L'exposition a été visitée par des connaisseurs et des leaders indigènes de la région, des étudiants et le grand public. Résidente de l'île de Duraka, sur les rives du Rio Negro, à São Gabriel da Cachoeira, Maria Odicleia Freitas Escobar, du peuple Baré, était l'une des monitrices de l'exposition. Récemment diplômée en archéologie, elle s'est livrée à cet exercice de construction du savoir en rappelant l'histoire de sa communauté. 
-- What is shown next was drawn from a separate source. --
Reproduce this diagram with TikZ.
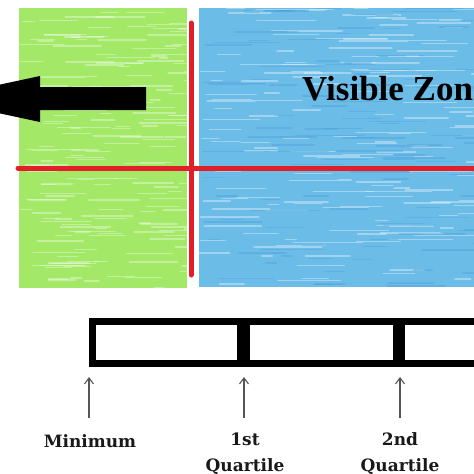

"L'île de Duraka est l'un des endroits où la pirogue de transformation a jeté l'ancre. Elle a ancré et attaché son canoë au tronc de l'arbre appelé Duraka et est partie pour voir si elle pouvait continuer son voyage, parce que juste au-dessus de ce point, il y a beaucoup de pierres dans le cours de la rivière. Ce tronc est toujours là, mais sous la forme d'une pierre, et c'est un lieu sacré", a-t-elle déclaré.

Le mythe du canoë cobra ou du canoë à transformation raconte l'origine des peuples Tukano de la région.

L'exposition présentait également des panneaux narratifs, des images et des documents de la période coloniale et de la présence des Européens dans la région. Le matériel cartographique a permis de visualiser São Gabriel avec ses différentes couches d'histoire. 

À l'occasion de l'exposition, une table ronde a été organisée en présence de l'anthropologue Manuel Arroyo-Kalin, de l'Institut d'archéologie de l'University College London (UCL), également chercheur du parinã.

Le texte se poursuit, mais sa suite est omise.